Petra, to clarify. I wouldn't recommend it generically--collectively--to "all" Christians as a "Christian" book. I think it is realistic, and I think there are definitely some Christians that would be more than okay with the content. Then again, there are probably some that wouldn't be. Usually--for better or worse--when you label a book a "Christian book" people expect it to not have certain words in it. That's why labels are either good or bad depending on your perspective.

Marley Gibson said...

Hi there...thanks for reading my book and reviewing it. For the record, the book was never intended to be, nor labeled, a "Christian" book. It's a realistic YA book. I've seen this posed in a couple of views and don't understand where the misinformation is coming from.

Could I request that you put a ***SPOILER*** header in the review as you give a lot of the plot away that some people might not want to know going into the story.

Thanks again and all the best!
Marley Gibson

www.radiatebook.com

Becky said...

Marley Gibson,

I've added a spoiler alert for the review. As I said in my review, I thought the prologue gave away too much--and I just stuck with what the prologue talked about. Usually I don't do spoiler alerts for the very, very beginnings of books. But I'm happy to do so at your request.

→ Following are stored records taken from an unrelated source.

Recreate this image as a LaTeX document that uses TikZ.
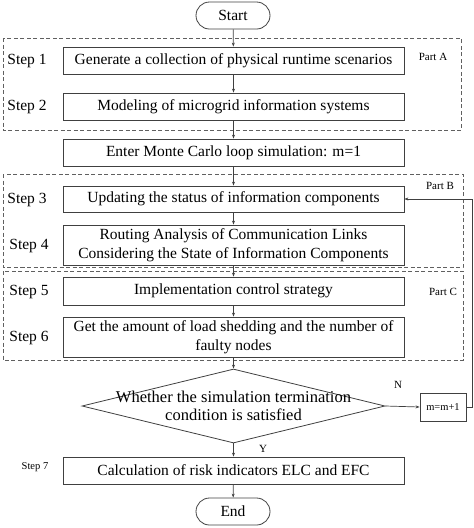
\documentclass[tikz,border=0pt]{standalone}
\usepackage{fontspec}
\setmainfont{Liberation Serif}
\usetikzlibrary{shapes.geometric,arrows.meta}
\definecolor{linec}{HTML}{404040}
\definecolor{dashc}{HTML}{606060}
\begin{document}
\begin{tikzpicture}[x=1pt,y=-1pt,
  box/.style={draw=linec,line width=0.8pt,minimum width=341pt,inner sep=0pt,align=center,font=\fontsize{15.5}{19}\selectfont},
  term/.style={draw=linec,line width=0.8pt,rounded corners=13.5pt,minimum width=74pt,minimum height=27pt,inner sep=0pt,font=\fontsize{15.5}{19}\selectfont},
  part/.style={draw=dashc,dashed,dash pattern=on 4pt off 2.5pt,line width=0.8pt},
  steplab/.style={font=\fontsize{15.5}{19}\selectfont,inner sep=0pt},
  partlab/.style={font=\fontsize{11}{13}\selectfont,inner sep=0pt},
  arr/.style={draw=linec,line width=0.7pt,-{Stealth[length=4pt,width=3pt]}}
]
\useasboundingbox (0,0) rectangle (474,528);
% dashed part frames
\draw[part] (3,38) rectangle (461,130);
\draw[part] (3,174) rectangle (463,267);
\draw[part] (3,271) rectangle (463,360);
% nodes
\node[term] (start) at (233,15.5) {Start};
\node[box,minimum height=27pt] (s1) at (233.5,60.5) {Generate a collection of physical runtime scenarios};
\node[box,minimum height=27pt] (s2) at (233.5,106.5) {Modeling of microgrid information systems};
\node[box,minimum height=27pt] (mc) at (233.5,152.5) {Enter Monte Carlo loop simulation: m=1};
\node[box,minimum height=26pt] (s3) at (233.5,199) {Updating the status of information components};
\node[box,minimum height=40pt] (s4) at (233.5,245) {Routing Analysis of Communication Links\\Considering the State of Information Components};
\node[box,minimum height=28pt] (s5) at (233.5,291) {Implementation control strategy};
\node[box,minimum height=40pt] (s6) at (233.5,337) {Get the amount of load shedding and the number of\\faulty nodes};
\node[diamond,draw=linec,line width=0.8pt,minimum width=303pt,minimum height=74pt,inner sep=0pt] (dia) at (233.5,406) {};
\node[align=center,inner sep=0pt,font=\fontsize{16.5}{18}\selectfont] (diatext) at (233.5,406) {Whether the simulation termination\\condition is satisfied};
\node[draw=linec,line width=0.8pt,minimum width=46pt,minimum height=28pt,inner sep=0pt,font=\fontsize{10.5}{12}\selectfont] (mm) at (443,407) {m=m+1};
\node[box,minimum height=27pt] (s7) at (233.5,470.5) {Calculation of risk indicators ELC and EFC};
\node[term] (end) at (233,511.5) {End};
% labels
\node[steplab] (l1) at (27,61) {Step 1};
\node[steplab] (l2) at (27,107) {Step 2};
\node[steplab] (l3) at (27,200) {Step 3};
\node[steplab] (l4) at (29,246) {Step 4};
\node[steplab] (l5) at (29,292) {Step 5};
\node[steplab] (l6) at (29,338) {Step 6};
\node[partlab,font=\fontsize{10.5}{12}\selectfont] (l7) at (35,467) {Step 7};
\node[partlab] (pa) at (433,57) {Part A};
\node[partlab] (pb) at (440,186) {Part B};
\node[partlab] (pc) at (443,292) {Part C};
\node[partlab] (ln) at (398,385) {N};
\node[partlab] (ly) at (263,449) {Y};
% connectors
\draw[arr] (start) -- (s1);
\draw[arr] (s1) -- (s2);
\draw[arr] (s2) -- (mc);
\draw[arr] (mc) -- (s3);
\draw[arr] (s3) -- (s4);
\draw[arr] (s4) -- (s5);
\draw[arr] (s5) -- (s6);
\draw[arr] (s6) -- (dia.north);
\draw[arr] (dia.south) -- (s7);
\draw[arr] (s7) -- (end);
\draw[arr] (dia.east) -- (mm.west);
\coordinate (fb1) at (472,407);
\coordinate (fb2) at (472,199);
\draw[arr] (mm.east) -- (fb1) -- (fb2) -- (s3.east);
\end{tikzpicture}
\end{document}
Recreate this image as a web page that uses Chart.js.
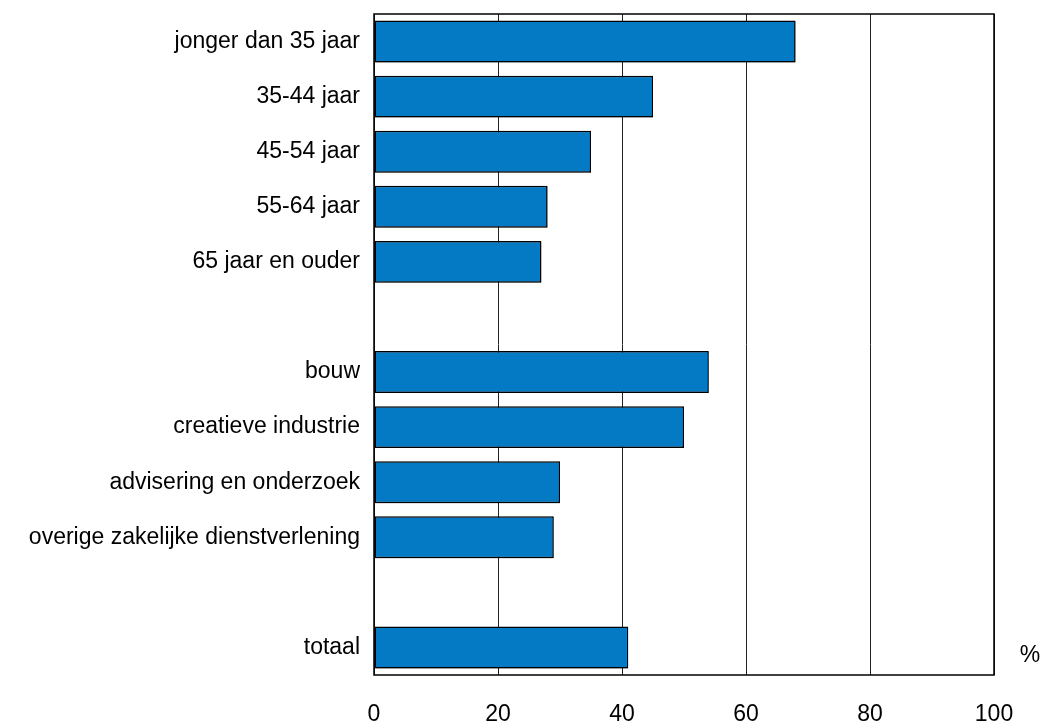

I wouldn't label Radiate "Christian fiction" either. It's not published by a "Christian publisher" and I've not seen any marketing that would lead one to believe that it was "Christian YA." I definitely think "realistic YA" is a better fit, a much better fit. And I think that it would definitely bring the book to a larger audience than if it was "Christian." Because there are so very many readers who avoid "Christian fiction" completely. Even Christians who avoid anything published by Christian publishers. And "Christian Fiction" carries so many generalizations with it--for better or worse. So I am not saying that the book is a disappointment in that way...at all. That I was led to expect a Christian book and was disappointed. I wasn't. I didn't have those expectations.